The basilica is the main liturgical center for the university community. Mass is held twice daily, while the university is in session, and once daily during breaks. Each weekend there are three Sunday masses celebrated for students, faculty, staff and community members. The basilica is a popular place for weddings of Notre Dame alumni, hosting several weddings each Saturday, whenever the Fighting Irish do not have a home football game. The basilica has also been the site of final professions and ordination masses for the Congregation of Holy Cross, as well as funerals for the religious community and for alumni.

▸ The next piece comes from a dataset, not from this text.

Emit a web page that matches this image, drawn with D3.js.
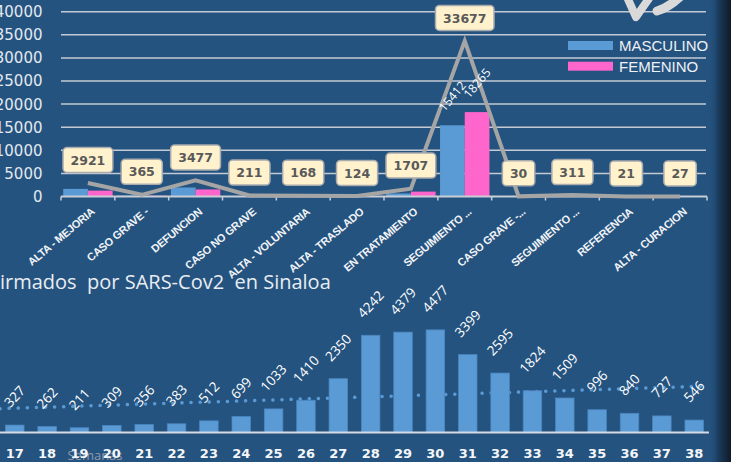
<!doctype html>
<html>
<head>
<script src="https://cdnjs.cloudflare.com/ajax/libs/d3/7.8.5/d3.min.js"></script>
<style>
  body { margin: 0; background: #25537f; }
  svg { display: block; }
</style>
</head>
<body>
<div id="chart"></div>
<script>
// --- top chart: casos por estado y sexo
var categorias = ["ALTA - MEJORIA", "CASO GRAVE -", "DEFUNCION", "CASO NO GRAVE", "ALTA - VOLUNTARIA",
  "ALTA - TRASLADO", "EN TRATAMIENTO", "SEGUIMIENTO ...", "CASO GRAVE -...", "SEGUIMIENTO ...",
  "REFERENCIA", "ALTA - CURACION"];
var masculino = [1650, 200, 1950, 110, 100, 70, 650, 15412, 18, 150, 10, 12];
var femenino  = [1271, 165, 1527, 101, 68, 54, 1057, 18265, 12, 161, 11, 15];
var totales   = [2921, 365, 3477, 211, 168, 124, 1707, 33677, 30, 311, 21, 27];
var yTicks = [0, 5000, 10000, 15000, 20000, 25000, 30000, 35000, 40000];

// --- bottom chart: casos confirmados por semana
var semanas = [17, 18, 19, 20, 21, 22, 23, 24, 25, 26, 27, 28, 29, 30, 31, 32, 33, 34, 35, 36, 37, 38];
var casos = [327, 262, 211, 309, 356, 383, 512, 699, 1033, 1410, 2350, 4242, 4379, 4477, 3399, 2595, 1824, 1509, 996, 840, 727, 546];
var tendencia = [1064, 2010]; // trend line value at first and last week shown

var W = 731, H = 462;
var azul = "#5b9bd5", rosa = "#ff66cc";

var svg = d3.select("#chart").append("svg")
  .attr("width", W).attr("height", H)
  .style("font-family", "'Open Sans', sans-serif");

svg.append("rect").attr("width", W).attr("height", H).attr("fill", "#25537f");

// ================= top chart =================
var x0 = d3.scaleBand().domain(d3.range(categorias.length)).range([61, 707]);
var x1 = d3.scaleBand().domain(["m", "f"]).range([0, x0.bandwidth()]).paddingOuter(0.09);
var y = d3.scaleLinear().domain([0, 40000]).range([196.5, 11.7]);

var gTop = svg.append("g");

// gridlines
gTop.selectAll(".grid")
  .data(yTicks.slice(1))
  .enter().append("line")
    .attr("x1", 61).attr("x2", 706)
    .attr("y1", function(d) { return y(d); })
    .attr("y2", function(d) { return y(d); })
    .attr("stroke", "#c3cad4").attr("stroke-width", 1.5);

// y labels
gTop.selectAll(".ylab")
  .data(yTicks)
  .enter().append("text")
    .attr("x", 42.5)
    .attr("y", function(d) { return y(d); })
    .attr("dy", "0.36em")
    .attr("text-anchor", "end")
    .style("font-family", "'DejaVu Sans'")
    .style("font-size", "15px")
    .attr("fill", "#e2e8ef")
    .text(function(d) { return d; });

// bars
var grupos = gTop.selectAll(".cat")
  .data(d3.range(categorias.length))
  .enter().append("g")
    .attr("transform", function(i) { return "translate(" + x0(i) + ",0)"; });

grupos.append("rect")
  .attr("x", x1("m")).attr("width", x1.bandwidth())
  .attr("y", function(i) { return y(masculino[i]); })
  .attr("height", function(i) { return y(0) - y(masculino[i]); })
  .attr("fill", azul);

grupos.append("rect")
  .attr("x", x1("f")).attr("width", x1.bandwidth())
  .attr("y", function(i) { return y(femenino[i]); })
  .attr("height", function(i) { return y(0) - y(femenino[i]); })
  .attr("fill", rosa);

// baseline + ticks
gTop.append("line")
  .attr("x1", 61).attr("x2", 707).attr("y1", y(0)).attr("y2", y(0))
  .attr("stroke", "#c9ced6").attr("stroke-width", 2);
gTop.selectAll(".tick")
  .data(d3.range(categorias.length + 1))
  .enter().append("line")
    .attr("x1", function(i) { return 61 + i * x0.step(); })
    .attr("x2", function(i) { return 61 + i * x0.step(); })
    .attr("y1", y(0)).attr("y2", y(0) + 4)
    .attr("stroke", "#c9ced6").attr("stroke-width", 1.5);

// category labels
gTop.selectAll(".clab")
  .data(d3.range(categorias.length))
  .enter().append("text")
    .attr("transform", function(i) { return "translate(" + (x0(i) + x0.bandwidth() / 2 + 5) + ",210) rotate(-40)"; })
    .attr("text-anchor", "end")
    .attr("dy", "0.35em")
    .style("font-family", "'Liberation Sans'")
    .style("font-size", "11px")
    .style("font-weight", "bold")
    .style("letter-spacing", "-0.3px")
    .attr("fill", "#f2f4f7")
    .text(function(i) { return categorias[i]; });

// total line
var linea = d3.line()
  .x(function(d, i) { return x0(i) + x0.bandwidth() / 2; })
  .y(function(d) { return y(d); });

gTop.append("path")
  .datum(totales)
  .attr("d", linea)
  .attr("fill", "none")
  .attr("stroke", "#a5a5a5")
  .attr("stroke-width", 4);

// rotated labels on the big bars
[["m", masculino], ["f", femenino]].forEach(function(s) {
  gTop.selectAll(".blab" + s[0])
    .data(d3.range(categorias.length).filter(function(i) { return s[1][i] > 10000; }))
    .enter().append("text")
      .attr("transform", function(i) {
        var cx = x0(i) + x1(s[0]) + x1.bandwidth() / 2;
        return "translate(" + cx + "," + (y(s[1][i]) - 29) + ") rotate(-50)";
      })
      .attr("text-anchor", "middle")
      .attr("dy", "0.35em")
      .style("font-size", "12px")
      .attr("fill", "#ffffff")
      .text(function(i) { return s[1][i]; });
});

// boxed total labels
var cajas = gTop.selectAll(".box")
  .data(totales)
  .enter().append("g")
    .attr("transform", function(d, i) {
      return "translate(" + (x0(i) + x0.bandwidth() / 2) + "," + (y(d) - 23) + ")";
    });

cajas.append("text")
  .attr("text-anchor", "middle")
  .attr("dy", "0.37em")
  .style("font-family", "'DejaVu Sans'")
  .style("font-size", "12.5px")
  .style("font-weight", "bold")
  .attr("fill", "#595959")
  .text(function(d) { return d; });

cajas.each(function() {
  var g = d3.select(this);
  var w = g.select("text").node().getComputedTextLength() + 15;
  g.insert("rect", "text")
    .attr("x", -w / 2).attr("y", -12.5)
    .attr("width", w).attr("height", 25)
    .attr("rx", 4)
    .attr("fill", "#fff2cc")
    .attr("stroke", "#a9abae").attr("stroke-width", 1.5);
});

// legend
var leyenda = gTop.append("g").attr("transform", "translate(568,41)");
[["MASCULINO", azul], ["FEMENINO", rosa]].forEach(function(d, i) {
  leyenda.append("rect").attr("x", 0).attr("y", i * 20.7).attr("width", 45).attr("height", 9).attr("fill", d[1]);
  leyenda.append("text").attr("x", 51).attr("y", i * 20.7 + 4.5).attr("dy", "0.36em")
    .style("font-family", "'Liberation Sans'").style("font-size", "15px")
    .attr("fill", "#eef1f5").text(d[0]);
});

// piece of logo at the top edge
gTop.append("path")
  .attr("d", "M627,-3 L636,17 L650,-3")
  .attr("fill", "none").attr("stroke", "#d9d9d9").attr("stroke-width", 8)
  .attr("stroke-linecap", "round").attr("stroke-linejoin", "round");
gTop.append("path")
  .attr("d", "M657,11 Q668,8 681,-4")
  .attr("fill", "none").attr("stroke", "#d9d9d9").attr("stroke-width", 9)
  .attr("stroke-linecap", "round");

// ================= bottom chart =================
var xb = d3.scaleBand().domain(semanas).range([-1.4, 710.4]).paddingInner(0.428).paddingOuter(0.214);
var yb = d3.scaleLinear().domain([0, 5000]).range([432.6, 317.9]);

var gBot = svg.append("g");

gBot.append("text")
  .attr("x", 0).attr("y", 289)
  .style("font-size", "20px")
  .style("white-space", "pre")
  .attr("fill", "#e8edf3")
  .text("irmados  por SARS-Cov2  en Sinaloa");

// trend line (dotted)
var idx = d3.scaleLinear().domain([xb(semanas[0]) + xb.bandwidth() / 2, xb(semanas[semanas.length - 1]) + xb.bandwidth() / 2]).range([0, semanas.length - 1]);
var tr = d3.scaleLinear().domain([0, semanas.length - 1]).range(tendencia);
gBot.append("line")
  .attr("x1", 0).attr("x2", 709)
  .attr("y1", yb(tr(idx(0)))).attr("y2", yb(tr(idx(709))))
  .attr("stroke", azul).attr("stroke-width", 3.5)
  .attr("stroke-linecap", "round")
  .attr("stroke-dasharray", "0.1 9");

gBot.selectAll(".bar")
  .data(casos)
  .enter().append("rect")
    .attr("x", function(d, i) { return xb(semanas[i]); })
    .attr("width", xb.bandwidth())
    .attr("y", function(d) { return yb(d); })
    .attr("height", function(d) { return yb(0) - yb(d); })
    .attr("fill", azul)
    .attr("stroke", "#4b86bf").attr("stroke-width", 0.8);

gBot.selectAll(".vlab")
  .data(casos)
  .enter().append("text")
    .attr("transform", function(d, i) {
      var n = String(d).length;
      return "translate(" + (xb(semanas[i]) + xb.bandwidth() / 2) + "," + (yb(d) - 21 - n * 2.5) + ") rotate(-47)";
    })
    .attr("text-anchor", "middle")
    .attr("dy", "0.35em")
    .style("font-size", "13.5px")
    .attr("fill", "#ffffff")
    .text(function(d) { return d; });

gBot.append("line")
  .attr("x1", 0).attr("x2", 709).attr("y1", yb(0)).attr("y2", yb(0))
  .attr("stroke", "#d6dce4").attr("stroke-width", 2);

gBot.append("text")
  .attr("x", 95).attr("y", 460)
  .attr("text-anchor", "middle")
  .style("font-size", "13px")
  .attr("fill", "#8e9aab")
  .text("Semanas");

gBot.selectAll(".wlab")
  .data(semanas)
  .enter().append("text")
    .attr("x", function(d) { return xb(d) + xb.bandwidth() / 2; })
    .attr("y", 458)
    .attr("text-anchor", "middle")
    .style("font-family", "'DejaVu Sans'")
    .style("font-size", "13px")
    .style("font-weight", "bold")
    .attr("fill", "#f4f6f9")
    .text(function(d) { return d; });

// dark edge on the right
var defs = svg.append("defs");
var grad = defs.append("linearGradient").attr("id", "borde").attr("x1", 0).attr("x2", 1).attr("y1", 0).attr("y2", 0);
grad.append("stop").attr("offset", "0%").attr("stop-color", "#25537f").attr("stop-opacity", 0);
grad.append("stop").attr("offset", "45%").attr("stop-color", "#1b3b5c");
grad.append("stop").attr("offset", "100%").attr("stop-color", "#101a26");
svg.append("rect").attr("x", 708).attr("y", 0).attr("width", 23).attr("height", H).attr("fill", "url(#borde)");
</script>
</body>
</html>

Each Sunday evening the basilica holds Solemn Vespers and a special service during Advent, known as Lessons and Carols. Stations of the Cross is celebrated each Friday during the season of Lent. At other times throughout the year, the basilica hosts special liturgies of all kinds. The Paschal Triduum is celebrated every Easter and it lasts from Holy Thursday with the celebration of the Last Supper until Easter Sunday with Vespers. These celebrations are very popular among students and local inhabitants, and Easter liturgies are always very crowded. Located in the Crypt Church (basement level) of the basilica is Sacred Heart Parish. Two people are buried in the basilica: Cardinal John Francis O'Hara, who is buried in the Chapel of the Holy Cross, and Orestes Brownson, who is buried in the crypt.
Since 2002, Sunday masses from the basilica have been broadcast nationwide. Special care is taken to ensure that broadcasting equipment captures the beauty of the mass without impacting the rite. Currently, the 10:00 A.M. mass is broadcast on CatholicTV, while the 11:45 A.M. mass is broadcast online at NDPrayerCast.org and through iTunes.
The original 23 bells were installed in 1856 and make-up the oldest carillon in North America. They were made in France, and each has a name related to Mary. The final bell, which is one of the grandest in the United States was blessed in 1888, during Father Sorin's Golden jubilee and it is named for St. Anthony of Padua, it is an immense non swinging bourdon, more than seven feet tall and weighing 15,400 pounds.